Charts and diagrams as code.
----------
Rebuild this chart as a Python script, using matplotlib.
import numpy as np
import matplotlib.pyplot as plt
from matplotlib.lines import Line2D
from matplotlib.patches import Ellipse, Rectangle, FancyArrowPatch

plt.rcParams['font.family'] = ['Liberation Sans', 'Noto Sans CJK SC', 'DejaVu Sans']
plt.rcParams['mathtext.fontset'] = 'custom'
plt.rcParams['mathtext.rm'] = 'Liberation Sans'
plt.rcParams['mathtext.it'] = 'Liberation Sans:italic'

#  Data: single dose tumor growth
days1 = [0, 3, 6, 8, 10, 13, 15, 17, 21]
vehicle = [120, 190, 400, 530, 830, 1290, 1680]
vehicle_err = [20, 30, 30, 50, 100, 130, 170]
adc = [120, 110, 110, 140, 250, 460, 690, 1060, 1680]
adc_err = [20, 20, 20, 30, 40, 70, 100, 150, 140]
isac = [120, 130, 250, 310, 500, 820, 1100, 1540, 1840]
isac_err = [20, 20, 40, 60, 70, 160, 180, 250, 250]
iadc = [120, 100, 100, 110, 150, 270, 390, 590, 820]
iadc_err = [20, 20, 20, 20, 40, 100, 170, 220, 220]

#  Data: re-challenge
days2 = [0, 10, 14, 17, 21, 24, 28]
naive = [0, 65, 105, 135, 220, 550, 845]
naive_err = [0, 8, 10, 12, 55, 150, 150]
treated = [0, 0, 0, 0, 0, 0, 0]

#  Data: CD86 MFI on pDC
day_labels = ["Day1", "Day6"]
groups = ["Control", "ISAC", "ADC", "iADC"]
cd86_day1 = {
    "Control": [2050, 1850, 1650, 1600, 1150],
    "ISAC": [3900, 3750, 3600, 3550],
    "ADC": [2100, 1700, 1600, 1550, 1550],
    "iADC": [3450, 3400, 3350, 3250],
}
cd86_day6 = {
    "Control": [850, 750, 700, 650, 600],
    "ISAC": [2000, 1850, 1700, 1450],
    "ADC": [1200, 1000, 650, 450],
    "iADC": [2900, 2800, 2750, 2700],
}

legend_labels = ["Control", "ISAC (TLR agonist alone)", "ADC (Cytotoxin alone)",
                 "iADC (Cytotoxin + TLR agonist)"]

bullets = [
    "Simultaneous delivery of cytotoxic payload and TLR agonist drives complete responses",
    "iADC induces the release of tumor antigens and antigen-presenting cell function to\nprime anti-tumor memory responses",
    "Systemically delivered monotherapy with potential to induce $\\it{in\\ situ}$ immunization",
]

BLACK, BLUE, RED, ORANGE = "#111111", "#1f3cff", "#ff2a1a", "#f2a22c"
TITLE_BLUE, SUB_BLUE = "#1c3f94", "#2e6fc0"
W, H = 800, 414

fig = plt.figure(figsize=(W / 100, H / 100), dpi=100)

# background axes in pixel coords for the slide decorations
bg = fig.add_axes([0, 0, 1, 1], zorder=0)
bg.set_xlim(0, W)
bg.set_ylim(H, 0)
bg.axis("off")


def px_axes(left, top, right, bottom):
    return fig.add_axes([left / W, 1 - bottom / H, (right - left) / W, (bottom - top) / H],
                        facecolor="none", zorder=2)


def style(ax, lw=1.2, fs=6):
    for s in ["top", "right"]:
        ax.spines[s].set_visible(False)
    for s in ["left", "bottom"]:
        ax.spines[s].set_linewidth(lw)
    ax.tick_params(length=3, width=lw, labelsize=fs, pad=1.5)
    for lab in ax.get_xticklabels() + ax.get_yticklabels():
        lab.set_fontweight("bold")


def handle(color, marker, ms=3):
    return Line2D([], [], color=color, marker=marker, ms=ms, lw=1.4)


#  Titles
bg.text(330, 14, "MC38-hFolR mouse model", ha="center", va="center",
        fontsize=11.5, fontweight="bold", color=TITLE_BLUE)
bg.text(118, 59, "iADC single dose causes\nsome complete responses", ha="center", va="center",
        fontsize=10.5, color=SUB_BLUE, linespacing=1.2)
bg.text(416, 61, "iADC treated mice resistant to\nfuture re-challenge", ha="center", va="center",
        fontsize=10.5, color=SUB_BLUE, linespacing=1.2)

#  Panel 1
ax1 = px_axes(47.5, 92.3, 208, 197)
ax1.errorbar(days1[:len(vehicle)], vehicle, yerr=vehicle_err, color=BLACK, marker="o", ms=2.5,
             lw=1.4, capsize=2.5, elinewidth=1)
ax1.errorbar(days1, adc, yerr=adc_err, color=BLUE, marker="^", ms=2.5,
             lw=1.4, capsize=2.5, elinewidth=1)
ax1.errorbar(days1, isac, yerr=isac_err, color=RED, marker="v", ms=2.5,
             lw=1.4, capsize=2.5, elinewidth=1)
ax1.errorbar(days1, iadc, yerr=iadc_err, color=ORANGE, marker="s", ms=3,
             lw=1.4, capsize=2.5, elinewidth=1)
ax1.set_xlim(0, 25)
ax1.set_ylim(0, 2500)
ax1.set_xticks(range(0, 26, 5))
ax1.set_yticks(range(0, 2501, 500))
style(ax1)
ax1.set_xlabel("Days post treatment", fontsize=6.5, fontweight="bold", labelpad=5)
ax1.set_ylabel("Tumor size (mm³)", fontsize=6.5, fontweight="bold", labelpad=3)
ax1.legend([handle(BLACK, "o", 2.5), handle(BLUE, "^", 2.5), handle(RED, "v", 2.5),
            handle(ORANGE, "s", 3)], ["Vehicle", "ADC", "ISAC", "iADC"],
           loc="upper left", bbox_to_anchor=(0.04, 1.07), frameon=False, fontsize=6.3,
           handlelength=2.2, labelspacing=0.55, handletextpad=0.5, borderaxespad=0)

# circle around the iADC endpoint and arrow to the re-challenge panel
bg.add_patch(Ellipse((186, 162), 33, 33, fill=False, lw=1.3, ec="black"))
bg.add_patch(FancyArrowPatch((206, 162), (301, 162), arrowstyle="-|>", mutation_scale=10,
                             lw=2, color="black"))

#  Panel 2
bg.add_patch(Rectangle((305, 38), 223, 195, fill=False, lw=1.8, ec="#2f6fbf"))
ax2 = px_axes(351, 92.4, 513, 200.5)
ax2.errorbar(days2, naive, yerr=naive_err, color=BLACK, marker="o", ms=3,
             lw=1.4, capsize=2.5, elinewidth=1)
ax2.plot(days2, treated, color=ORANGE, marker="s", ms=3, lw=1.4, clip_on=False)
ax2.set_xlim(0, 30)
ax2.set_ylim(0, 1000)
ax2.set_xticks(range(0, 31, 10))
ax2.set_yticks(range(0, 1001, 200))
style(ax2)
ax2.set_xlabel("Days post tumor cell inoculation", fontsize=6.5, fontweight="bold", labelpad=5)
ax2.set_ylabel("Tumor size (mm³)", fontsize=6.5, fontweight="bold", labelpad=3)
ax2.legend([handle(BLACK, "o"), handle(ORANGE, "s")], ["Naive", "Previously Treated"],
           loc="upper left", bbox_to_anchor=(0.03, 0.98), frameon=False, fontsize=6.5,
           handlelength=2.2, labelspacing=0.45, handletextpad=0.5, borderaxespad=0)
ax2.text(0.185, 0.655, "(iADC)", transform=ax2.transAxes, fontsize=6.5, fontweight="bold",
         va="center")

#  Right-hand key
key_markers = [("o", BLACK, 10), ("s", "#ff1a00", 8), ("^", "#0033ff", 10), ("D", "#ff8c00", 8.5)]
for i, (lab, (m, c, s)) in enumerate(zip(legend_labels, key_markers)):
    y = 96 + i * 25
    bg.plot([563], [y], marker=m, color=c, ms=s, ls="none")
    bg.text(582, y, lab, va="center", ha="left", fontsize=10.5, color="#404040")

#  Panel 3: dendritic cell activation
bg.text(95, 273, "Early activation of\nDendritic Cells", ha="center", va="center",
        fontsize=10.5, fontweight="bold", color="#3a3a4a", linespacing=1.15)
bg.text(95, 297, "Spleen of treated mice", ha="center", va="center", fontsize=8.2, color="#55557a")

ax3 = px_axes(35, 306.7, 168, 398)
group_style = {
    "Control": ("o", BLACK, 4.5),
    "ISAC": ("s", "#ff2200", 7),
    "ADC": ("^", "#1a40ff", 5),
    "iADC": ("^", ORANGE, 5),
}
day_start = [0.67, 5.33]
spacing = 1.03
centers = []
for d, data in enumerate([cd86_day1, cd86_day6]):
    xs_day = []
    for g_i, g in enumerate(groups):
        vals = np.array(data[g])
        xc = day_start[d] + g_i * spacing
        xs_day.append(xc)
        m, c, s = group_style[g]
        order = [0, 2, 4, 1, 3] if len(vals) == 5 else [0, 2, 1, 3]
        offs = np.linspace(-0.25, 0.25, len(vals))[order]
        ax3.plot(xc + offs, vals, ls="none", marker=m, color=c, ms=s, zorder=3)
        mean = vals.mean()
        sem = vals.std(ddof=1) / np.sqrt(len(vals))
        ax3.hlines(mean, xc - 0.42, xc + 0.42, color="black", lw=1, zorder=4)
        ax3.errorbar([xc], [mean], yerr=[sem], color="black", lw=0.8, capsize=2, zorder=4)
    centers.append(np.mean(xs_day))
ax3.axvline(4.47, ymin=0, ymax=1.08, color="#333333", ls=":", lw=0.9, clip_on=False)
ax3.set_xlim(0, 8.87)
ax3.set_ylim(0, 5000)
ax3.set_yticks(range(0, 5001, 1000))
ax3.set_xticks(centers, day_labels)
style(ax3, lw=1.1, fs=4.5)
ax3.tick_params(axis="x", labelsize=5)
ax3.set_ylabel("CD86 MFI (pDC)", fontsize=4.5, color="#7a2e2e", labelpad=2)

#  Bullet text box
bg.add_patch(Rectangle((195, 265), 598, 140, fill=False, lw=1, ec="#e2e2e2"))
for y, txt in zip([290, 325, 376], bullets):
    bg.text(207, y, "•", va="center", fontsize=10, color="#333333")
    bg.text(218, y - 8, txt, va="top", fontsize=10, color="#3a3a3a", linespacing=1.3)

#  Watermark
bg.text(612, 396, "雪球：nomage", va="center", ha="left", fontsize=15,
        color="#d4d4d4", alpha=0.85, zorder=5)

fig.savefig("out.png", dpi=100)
----------
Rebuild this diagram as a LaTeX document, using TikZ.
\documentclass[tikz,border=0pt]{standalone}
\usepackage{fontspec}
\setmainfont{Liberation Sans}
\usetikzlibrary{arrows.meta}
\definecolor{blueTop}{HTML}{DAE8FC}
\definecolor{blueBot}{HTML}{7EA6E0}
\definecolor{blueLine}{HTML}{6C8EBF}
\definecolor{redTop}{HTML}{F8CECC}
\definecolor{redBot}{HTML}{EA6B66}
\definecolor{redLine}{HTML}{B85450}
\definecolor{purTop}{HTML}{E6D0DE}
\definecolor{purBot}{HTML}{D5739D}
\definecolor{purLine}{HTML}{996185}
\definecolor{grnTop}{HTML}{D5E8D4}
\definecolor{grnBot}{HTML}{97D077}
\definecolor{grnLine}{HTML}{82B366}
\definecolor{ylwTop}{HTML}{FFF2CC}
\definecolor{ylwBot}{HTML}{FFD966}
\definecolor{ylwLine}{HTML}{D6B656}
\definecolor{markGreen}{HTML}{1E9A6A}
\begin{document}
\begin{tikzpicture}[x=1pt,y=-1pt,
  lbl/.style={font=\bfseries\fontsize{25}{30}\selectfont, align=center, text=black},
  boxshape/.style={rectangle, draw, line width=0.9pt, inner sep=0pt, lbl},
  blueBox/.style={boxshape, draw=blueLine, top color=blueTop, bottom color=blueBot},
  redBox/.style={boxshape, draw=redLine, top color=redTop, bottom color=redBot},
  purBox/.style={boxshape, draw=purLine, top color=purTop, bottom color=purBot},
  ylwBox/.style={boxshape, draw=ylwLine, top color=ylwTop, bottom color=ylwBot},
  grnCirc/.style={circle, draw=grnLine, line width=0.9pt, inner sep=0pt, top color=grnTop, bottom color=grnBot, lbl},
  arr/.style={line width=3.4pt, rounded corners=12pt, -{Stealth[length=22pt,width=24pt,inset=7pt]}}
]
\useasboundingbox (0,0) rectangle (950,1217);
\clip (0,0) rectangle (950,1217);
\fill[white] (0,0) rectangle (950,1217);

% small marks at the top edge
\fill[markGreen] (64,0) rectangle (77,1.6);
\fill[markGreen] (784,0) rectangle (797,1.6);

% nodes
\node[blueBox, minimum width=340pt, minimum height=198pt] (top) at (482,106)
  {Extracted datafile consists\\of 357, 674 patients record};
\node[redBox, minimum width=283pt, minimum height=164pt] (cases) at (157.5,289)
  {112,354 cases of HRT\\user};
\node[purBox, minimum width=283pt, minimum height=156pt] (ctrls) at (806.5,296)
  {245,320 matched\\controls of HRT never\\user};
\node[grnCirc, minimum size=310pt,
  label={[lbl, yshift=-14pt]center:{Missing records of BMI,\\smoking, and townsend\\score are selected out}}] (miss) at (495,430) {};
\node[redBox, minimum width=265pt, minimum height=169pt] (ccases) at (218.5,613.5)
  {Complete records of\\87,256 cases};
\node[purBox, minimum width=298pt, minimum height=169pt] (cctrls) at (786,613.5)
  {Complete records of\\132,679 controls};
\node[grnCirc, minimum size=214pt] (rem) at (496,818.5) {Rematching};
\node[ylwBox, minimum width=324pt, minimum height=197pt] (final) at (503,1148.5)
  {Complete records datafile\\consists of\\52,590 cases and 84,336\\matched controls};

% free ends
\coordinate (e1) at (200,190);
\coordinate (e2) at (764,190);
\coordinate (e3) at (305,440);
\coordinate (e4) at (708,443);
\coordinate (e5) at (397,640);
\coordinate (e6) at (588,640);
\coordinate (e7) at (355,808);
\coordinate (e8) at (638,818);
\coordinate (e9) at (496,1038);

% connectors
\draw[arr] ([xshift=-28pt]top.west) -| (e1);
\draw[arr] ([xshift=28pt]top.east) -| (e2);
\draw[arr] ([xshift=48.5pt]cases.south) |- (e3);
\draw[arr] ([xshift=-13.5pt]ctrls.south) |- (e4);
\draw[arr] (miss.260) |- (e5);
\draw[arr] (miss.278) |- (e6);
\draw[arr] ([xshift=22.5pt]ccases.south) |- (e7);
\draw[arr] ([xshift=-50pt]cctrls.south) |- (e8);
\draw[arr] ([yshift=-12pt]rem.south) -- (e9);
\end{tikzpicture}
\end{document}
----------
WHAT TO PRODUCE. In the listing above, how many lines include the word "using"? Answer with the number and nothing more.

EXERCISE RESPONSE. 2